Day 40 — Thursday 9 June 2011
Anet – Louviers
Route Details | ||
---|---|---|
Riding Distance | 33.89 ml | 54.54 km |
Uphill Distance | 10.46 ml | 16.83 km |
Downhill Distance | 3.67 ml | 5.90 km |
Max Altitude | 405 ft | 124 m |
Altitude Gain | 525 ft | 160 m |
Altitude Loss | 282 ft | 86 m |
I crossed the river and rode through Ivry-la-Bataille. As I came out of the town there was the only stretch of bicycle track that I found on the whole journey. I followed it to Garenne-sur-Eure, where it disappeared. From there I stayed on the D71 all the way to Louviers, riding along the west bank of the Eure towards its confluence with the Seine. The by-road through river-side villages had a pretty rotten surface with constant badly filled potholes and trenches with road metalwork making for a rough ride.
A couple of kilometres before Neuilly I came to a Route Barrée sign that would have meant a detour of several kilometres, so I ignored it. A little way up the road there was a big hole across the whole carriageway. The only way through was to walk into a field and struggle round the barrier. My shoes became so clogged with soil that I had to take them off and pick it out of the cleats with a small stick before I could carry on. I sat on the grassy bank beside the hole while the French work team had a break sitting their van and I think laughing at me. I stopped in a handy bus shelter a little later to have another go with a more effective screw driver.
I had a delightful lunch at Pacy-sur-Eure where a restaurant had a sign outside saying Complet. Not deterred I marched in, and being alone I got away with it. They put me in a marquee at the back while they waited for a coach party due in an hour. All the tables were laid out for a festive occasion. I had just about finished when the party arrived and I was courteously but firmly ushered out. Riding in the afternoon was effortlessly flat along the river. Houses became less rural and at one particularly attractive one I stopped to take a photograph of a man mowing his lawn. I might have been in Worcestershire alongside the River Severn. Even the ‘STOP’ sign was in English.

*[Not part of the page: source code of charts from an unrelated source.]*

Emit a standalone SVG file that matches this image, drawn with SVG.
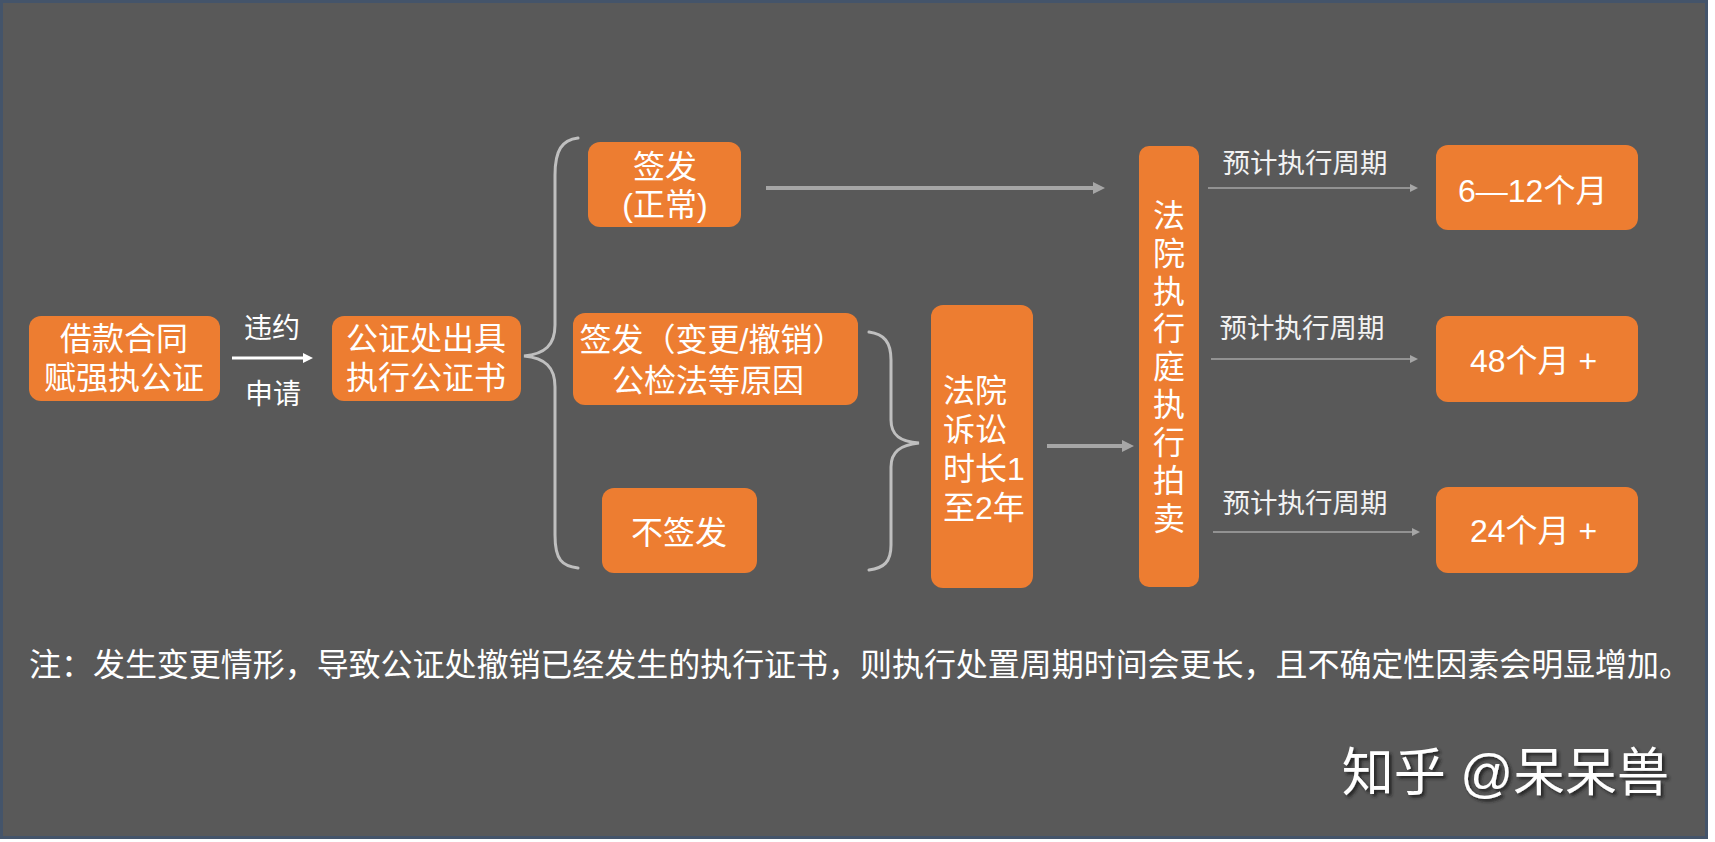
<svg xmlns="http://www.w3.org/2000/svg" width="1715" height="842" viewBox="0 0 1715 842">
<defs>
<style>
.box{fill:#ed7d31;}
.t{font-family:"Liberation Sans","Noto Sans CJK SC",sans-serif;fill:#ffffff;}
.c32{font-size:32px;text-anchor:middle;}
.lbl{font-size:27.5px;text-anchor:middle;fill:#f2f2f2;}
.brace{fill:none;stroke:#bfbfbf;stroke-width:3;stroke-linecap:round;}
.gline{fill:none;stroke:#a6a6a6;stroke-width:4;}
.tline{fill:none;stroke:#a6a6a6;stroke-width:1.5;}
.wline{fill:none;stroke:#ffffff;stroke-width:3;}
</style>
<marker id="ahG" viewBox="0 0 10 10" refX="0" refY="5" markerWidth="12" markerHeight="13" markerUnits="userSpaceOnUse" orient="auto"><path d="M0,0 L10,5 L0,10 z" fill="#a6a6a6"/></marker>
<marker id="ahT" viewBox="0 0 10 10" refX="0" refY="5" markerWidth="9" markerHeight="8" markerUnits="userSpaceOnUse" orient="auto"><path d="M0,0 L10,5 L0,10 z" fill="#a6a6a6"/></marker>
<marker id="ahW" viewBox="0 0 10 10" refX="0" refY="5" markerWidth="10" markerHeight="11" markerUnits="userSpaceOnUse" orient="auto"><path d="M0,0 L10,5 L0,10 z" fill="#ffffff"/></marker>
<filter id="sh" x="-10%" y="-30%" width="130%" height="170%"><feDropShadow dx="2.5" dy="2.5" stdDeviation="1.5" flood-color="#1e1e1e" flood-opacity="0.9"/></filter>
</defs>
<rect x="0" y="0" width="1715" height="842" fill="#ffffff"/>
<rect x="1.5" y="1.5" width="1705" height="836" fill="#595959" stroke="#44546a" stroke-width="3"/>

<g id="connectors">
<line class="wline" x1="232" y1="358" x2="303" y2="358" marker-end="url(#ahW)"/>
<path class="brace" d="M578,138 C562,140 555,150 555,175 L555,325 C555,345 545,354 524,356 C545,358 555,367 555,387 L555,535 C555,560 562,566 578,568"/>
<path class="brace" d="M869,332 C884,334 891,342 891,360 L891,420 C891,435 900,442 919,443 C900,445 891,452 891,467 L891,545 C891,562 884,568 869,570"/>
<line class="gline" x1="766" y1="188" x2="1093" y2="188" marker-end="url(#ahG)"/>
<line class="gline" x1="1047" y1="446" x2="1122" y2="446" marker-end="url(#ahG)"/>
<line class="tline" x1="1208" y1="188" x2="1410" y2="188" marker-end="url(#ahT)"/>
<line class="tline" x1="1211" y1="359" x2="1410" y2="359" marker-end="url(#ahT)"/>
<line class="tline" x1="1213" y1="532" x2="1412" y2="532" marker-end="url(#ahT)"/>
<text class="t" x="272" y="338" font-size="28" text-anchor="middle">违约</text>
<text class="t" x="273" y="404" font-size="28" text-anchor="middle">申请</text>
<text class="t lbl" x="1305" y="173">预计执行周期</text>
<text class="t lbl" x="1302" y="338">预计执行周期</text>
<text class="t lbl" x="1305" y="513">预计执行周期</text>
</g>

<g id="n_contract">
<rect class="box" x="29" y="316" width="191" height="85" rx="12"/>
<text class="t c32" x="124" y="350">借款合同</text>
<text class="t c32" x="124" y="389">赋强执公证</text>
</g>

<g id="n_notary">
<rect class="box" x="332" y="316" width="189" height="85" rx="12"/>
<text class="t c32" x="426" y="350">公证处出具</text>
<text class="t c32" x="426" y="389">执行公证书</text>
</g>

<g id="n_issue_normal">
<rect class="box" x="588" y="142" width="153" height="85" rx="12"/>
<text class="t c32" x="665" y="178">签发</text>
<text class="t c32" x="665" y="216">(正常)</text>
</g>

<g id="n_issue_change">
<rect class="box" x="573" y="313" width="285" height="92" rx="12"/>
<text class="t c32" x="712" y="351">签发（变更/撤销）</text>
<text class="t c32" x="708" y="392">公检法等原因</text>
</g>

<g id="n_no_issue">
<rect class="box" x="602" y="488" width="155" height="85" rx="12"/>
<text class="t c32" x="679" y="544">不签发</text>
</g>

<g id="n_litigation">
<rect class="box" x="931" y="305" width="102" height="283" rx="12"/>
<text class="t" x="943" y="402" font-size="32">法院</text>
<text class="t" x="943" y="441" font-size="32">诉讼</text>
<text class="t" x="943" y="480" font-size="32">时长1</text>
<text class="t" x="943" y="519" font-size="32">至2年</text>
</g>

<g id="n_execution">
<rect class="box" x="1139" y="146" width="60" height="441" rx="10"/>
<text class="t c32" x="1169" y="227">法</text>
<text class="t c32" x="1169" y="265">院</text>
<text class="t c32" x="1169" y="303">执</text>
<text class="t c32" x="1169" y="340">行</text>
<text class="t c32" x="1169" y="378">庭</text>
<text class="t c32" x="1169" y="416">执</text>
<text class="t c32" x="1169" y="454">行</text>
<text class="t c32" x="1169" y="492">拍</text>
<text class="t c32" x="1169" y="530">卖</text>
</g>

<g id="n_6_12">
<rect class="box" x="1436" y="145" width="202" height="85" rx="12"/>
<text class="t" x="1458" y="202" font-size="32">6—12个月</text>
</g>

<g id="n_48">
<rect class="box" x="1436" y="316" width="202" height="86" rx="12"/>
<text class="t" x="1470" y="372" font-size="32">48个月 +</text>
</g>

<g id="n_24">
<rect class="box" x="1436" y="487" width="202" height="86" rx="12"/>
<text class="t" x="1470" y="542" font-size="32">24个月 +</text>
</g>

<g id="note">
<text class="t" x="29" y="676" font-size="32" textLength="1662" lengthAdjust="spacing">注：发生变更情形，导致公证处撤销已经发生的执行证书，则执行处置周期时间会更长，且不确定性因素会明显增加。</text>
</g>

<g id="watermark">
<text class="t" x="1669" y="791" font-size="52" text-anchor="end" filter="url(#sh)">知乎 @呆呆兽</text>
</g>
</svg>
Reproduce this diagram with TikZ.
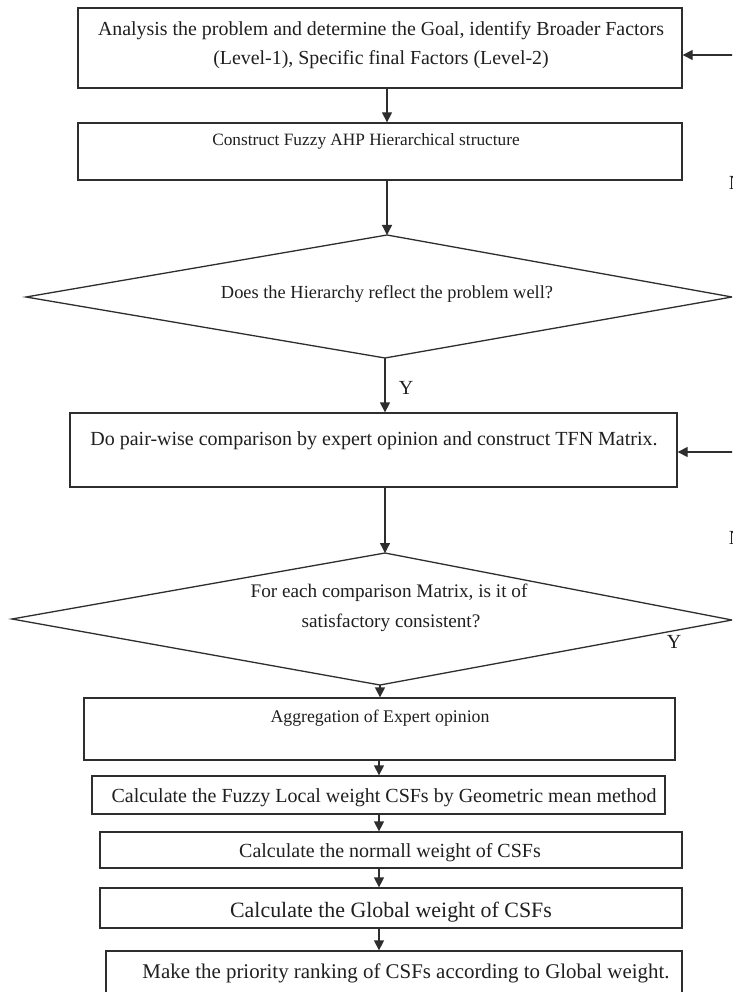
\documentclass[tikz,border=0pt]{standalone}
\usepackage{fontspec}
\setmainfont{Liberation Serif}
\usetikzlibrary{arrows.meta}
\begin{document}
\begin{tikzpicture}[x=1pt,y=-1pt,
  stroke/.style={draw=black!82, line width=1.3pt},
  box/.style={stroke, rectangle, inner sep=0pt},
  flow/.style={stroke, -{Triangle[length=10pt,width=10pt]}},
  txt/.style={inner sep=0pt, anchor=base, text=black!88},
  fs/.style={font=\fontsize{#1}{#1}\selectfont}
]
\useasboundingbox (0,0) rectangle (732,992);
\clip (0,0) rectangle (732,992);
\fill[white] (0,0) rectangle (732,992);

% process boxes
\node[box, minimum width=604pt, minimum height=80pt] (b1) at (380,48) {};
\node[box, minimum width=604pt, minimum height=57pt] (b2) at (380,151.5) {};
\node[box, minimum width=607pt, minimum height=74pt] (b3) at (373.5,450) {};
\node[box, minimum width=591pt, minimum height=62pt] (b4) at (379.5,729) {};
\node[box, minimum width=573pt, minimum height=38pt] (b5) at (378.5,795) {};
\node[box, minimum width=582pt, minimum height=36pt] (b6) at (391,850) {};
\node[box, minimum width=582pt, minimum height=40pt] (b7) at (391,908) {};
\node[box, minimum width=576pt, minimum height=44pt] (b8) at (394,973) {};

% decision diamonds
\coordinate (d1w) at (26,297);
\coordinate (d1n) at (387,235);
\coordinate (d1e) at (732,297);
\coordinate (d1s) at (385,358);
\draw[stroke, line join=miter] (d1w) -- (d1n) -- (d1e) -- (d1s) -- cycle;

\coordinate (d2w) at (12,619);
\coordinate (d2n) at (385,553);
\coordinate (d2e) at (732,620);
\coordinate (d2s) at (380,685);
\draw[stroke, line join=miter] (d2w) -- (d2n) -- (d2e) -- (d2s) -- cycle;

% texts
\node[txt, fs=19.9] (t1a) at (381,36) {Analysis the problem and determine the Goal, identify Broader Factors};
\node[txt, fs=19.9] (t1b) at (381,65) {(Level-1), Specific final Factors (Level-2)};
\node[txt, fs=17.3] (t2) at (366,146) {Construct Fuzzy AHP Hierarchical structure};
\node[txt, fs=18.4] (t3) at (387,298) {Does the Hierarchy reflect the problem well?};
\node[txt, fs=20] (t4) at (374,445) {Do pair-wise comparison by expert opinion and construct TFN Matrix.};
\node[txt, fs=19.2] (t5a) at (389,597) {For each comparison Matrix, is it of};
\node[txt, fs=19.2] (t5b) at (391,627) {satisfactory consistent?};
\node[txt, fs=17.8] (t6) at (380,722) {Aggregation of Expert opinion};
\node[txt, fs=20] (t7) at (384,802) {Calculate the Fuzzy Local weight CSFs by Geometric mean method};
\node[txt, fs=20] (t8) at (390,857) {Calculate the normall weight of CSFs};
\node[txt, fs=21.9] (t9) at (391,917) {Calculate the Global weight of CSFs};
\node[txt, fs=20.9] (t10) at (406,978) {Make the priority ranking of CSFs according to Global weight.};

% branch labels
\node[txt, fs=20, anchor=center] (y1) at (406,388) {Y};
\node[txt, fs=20, anchor=center] (y2) at (674,642) {Y};
\node[txt, fs=20, anchor=center] (n1) at (736,183) {N};
\node[txt, fs=20, anchor=center] (n2) at (736,538) {N};

% main flow
\coordinate (spine) at (379,0);
\draw[flow] ([xshift=7pt]b1.south) -- ([xshift=7pt]b2.north);
\draw[flow] (b2.south -| d1n) -- (d1n);
\draw[flow] (d1s) -- (d1s |- b3.north);
\draw[flow] (b3.south -| d2n) -- (d2n);
\draw[flow] (d2s) -- (d2s |- b4.north);
\draw[flow] (b4.south -| spine) -- (b5.north -| spine);
\draw[flow] (b5.south -| spine) -- (b6.north -| spine);
\draw[flow] (b6.south -| spine) -- (b7.north -| spine);
\draw[flow] (b7.south -| spine) -- (b8.north -| spine);

% feedback returns entering from the right
\coordinate (fb1) at (740,55);
\coordinate (fb2) at (740,452);
\draw[flow] (fb1) -- (fb1 -| b1.east);
\draw[flow] (fb2) -- (fb2 -| b3.east);
\end{tikzpicture}
\end{document}
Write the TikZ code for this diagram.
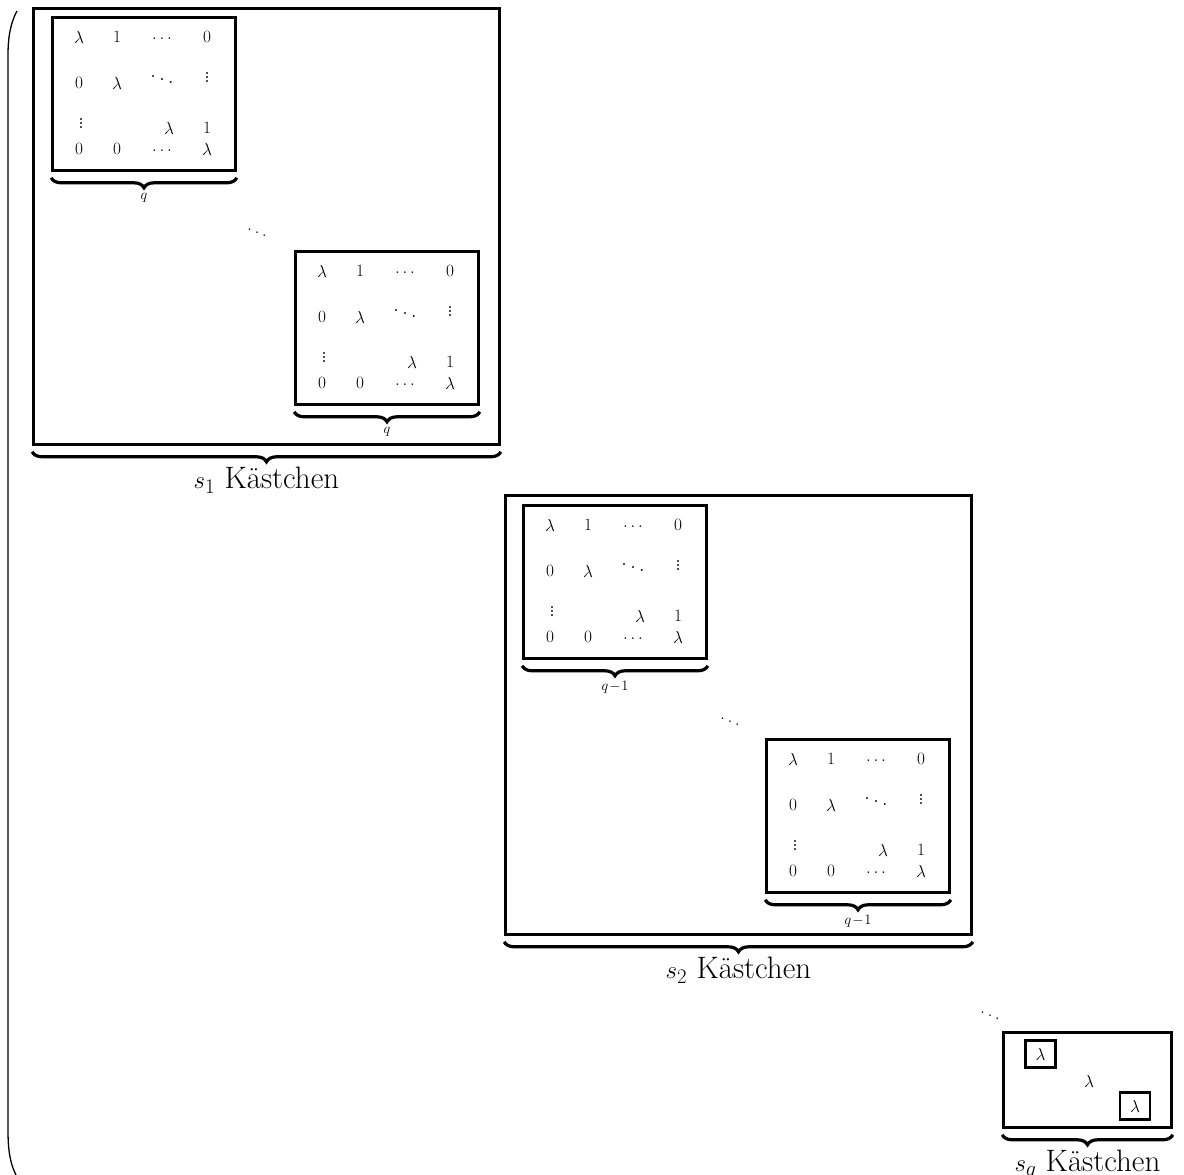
\documentclass[tikz,border=0pt]{standalone}
\usetikzlibrary{decorations.pathreplacing}
\begin{document}
\begin{tikzpicture}[x=1pt,y=-1pt,
  boxln/.style={draw,line width=2.6pt,inner sep=0pt},
  ent/.style={inner sep=0pt,font=\fontsize{16.5}{18}\selectfont},
  dts/.style={inner sep=0pt,font=\fontsize{24}{26}\selectfont},
  brc/.style={decorate,decoration={brace,mirror,amplitude=10pt},line width=3.2pt},
  lbl/.style={inner sep=3pt,font=\fontsize{14}{16}\selectfont},
  biglbl/.style={inner sep=3pt,font=\fontsize{31}{34}\selectfont},
  dd/.style={inner sep=0pt,font=\fontsize{20}{22}\selectfont},
  jordan/.pic={
    \node[boxln,minimum width=183pt,minimum height=153pt] (-box) at (92,77) {};
    \node[ent] (-a11) at (27,20) {$\lambda$};
    \node[ent] (-a12) at (65,20) {$1$};
    \node[ent] (-a13) at (110,22) {$\dots$};
    \node[ent] (-a14) at (155,20) {$0$};
    \node[ent] (-a21) at (27,66) {$0$};
    \node[ent] (-a22) at (65,66) {$\lambda$};
    \node[dts] (-a23) at (110,60) {$\ddots$};
    \node[dts] (-a24) at (155,58) {$\vdots$};
    \node[dts] (-a31) at (29,104) {$\vdots$};
    \node[ent] (-a33) at (117,111) {$\lambda$};
    \node[ent] (-a34) at (155,111) {$1$};
    \node[ent] (-a41) at (27,132) {$0$};
    \node[ent] (-a42) at (65,132) {$0$};
    \node[ent] (-a43) at (110,134) {$\dots$};
    \node[ent] (-a44) at (155,132) {$\lambda$};
  }]
\useasboundingbox (0,0) rectangle (1184,1175);

% big left parenthesis
\draw[line width=1.3pt] (17,11) .. controls (11,22) and (8,36) .. (8,55)
  -- (8,1130) .. controls (8,1150) and (10,1163) .. (16,1175);

% block 1
\node[boxln,minimum width=466pt,minimum height=436pt] (B1) at (266.5,226.5) {};
\pic (J1) at (52,17) {jordan};
\pic (J2) at (295,251) {jordan};
\draw[brc] ([yshift=-6pt]J1-box.south west) -- ([yshift=-6pt]J1-box.south east)
  node[lbl,midway,below=11pt] (L1) {$q$};
\draw[brc] ([yshift=-6pt]J2-box.south west) -- ([yshift=-6pt]J2-box.south east)
  node[lbl,midway,below=11pt] (L2) {$q$};
\node[dd] (D1) at (257,230) {$\ddots$};
\draw[brc] ([yshift=-6pt]B1.south west) -- ([yshift=-6pt]B1.south east)
  node[biglbl,midway,below=11pt] (K1) {$s_1$ Kästchen};

% block 2
\node[boxln,minimum width=466pt,minimum height=439pt] (B2) at (738.5,715) {};
\pic (J3) at (523,505) {jordan};
\pic (J4) at (766,739) {jordan};
\draw[brc] ([yshift=-6pt]J3-box.south west) -- ([yshift=-6pt]J3-box.south east)
  node[lbl,midway,below=11pt] (L3) {$q\!-\!1$};
\draw[brc] ([yshift=-6pt]J4-box.south west) -- ([yshift=-6pt]J4-box.south east)
  node[lbl,midway,below=11pt] (L4) {$q\!-\!1$};
\node[dd] (D2) at (730,719) {$\ddots$};
\draw[brc] ([yshift=-6pt]B2.south west) -- ([yshift=-6pt]B2.south east)
  node[biglbl,midway,below=11pt] (K2) {$s_2$ Kästchen};

% block 3
\node[dd] (D3) at (990,1013) {$\ddots$};
\node[boxln,minimum width=168pt,minimum height=95pt] (B3) at (1087.5,1080) {};
\node[boxln,ent,minimum width=30pt,minimum height=27pt] (S1) at (1040.5,1054) {$\lambda$};
\node[ent] (S2) at (1089,1081) {$\lambda$};
\node[boxln,ent,minimum width=30pt,minimum height=27pt] (S3) at (1135,1106) {$\lambda$};
\draw[brc] ([yshift=-6pt]B3.south west) -- ([yshift=-6pt]B3.south east)
  node[biglbl,midway,below=11pt] (K3) {$s_q$ Kästchen};
\end{tikzpicture}
\end{document}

I rode into the attractive town of Louviers squeezed in between the River Eure and the Forêt de Chêne Louviers. I asked around and was directed to the Office de Tourisme where a helpful lady gave me a map of the town and pointed out where the campsite was. I climbed out of the Eure valley through the Forêt up a steep road with hairpins. From their map I thought I could see a short cut up a lane between the hairpins, but it turned out to be a steep and almost impassible footpath. I had to drag my bicycle through the undergrowth and rejoined the road in a lather, picking thorns out of my beard. The campsite Le Bel-Air came to meet me along the Route de la Haye Malherbe and was really welcome after my exertions.
I checked with the lady in the site office and confirmed that there was a campsite at Pont-Audemer where I wanted to be the following night. There were several other people at the site but no campers, only campervans. A couple from Nottingham who had retired early and bought a £50,000 motorhome in which they were pottering around France brought out some bottles of beer and we sat chatting in the warm but thinly overcast conditions. There was no text message from Liz but I sent one to her, and put out my washing to drip on my washing line tied to the bushes surrounding my pitch. Gone were the evenings when it would dry in the sun, so it had to do as well as it could during the night before being hung from my panniers in the morning. I notice from the photograph of my pitch that I’d propped up my solar panel on the foot of the tent, so there must have been enough sunshine filtering through to give a weak charge. There was only one more full day’s cycling, and I was feeling ready for the end.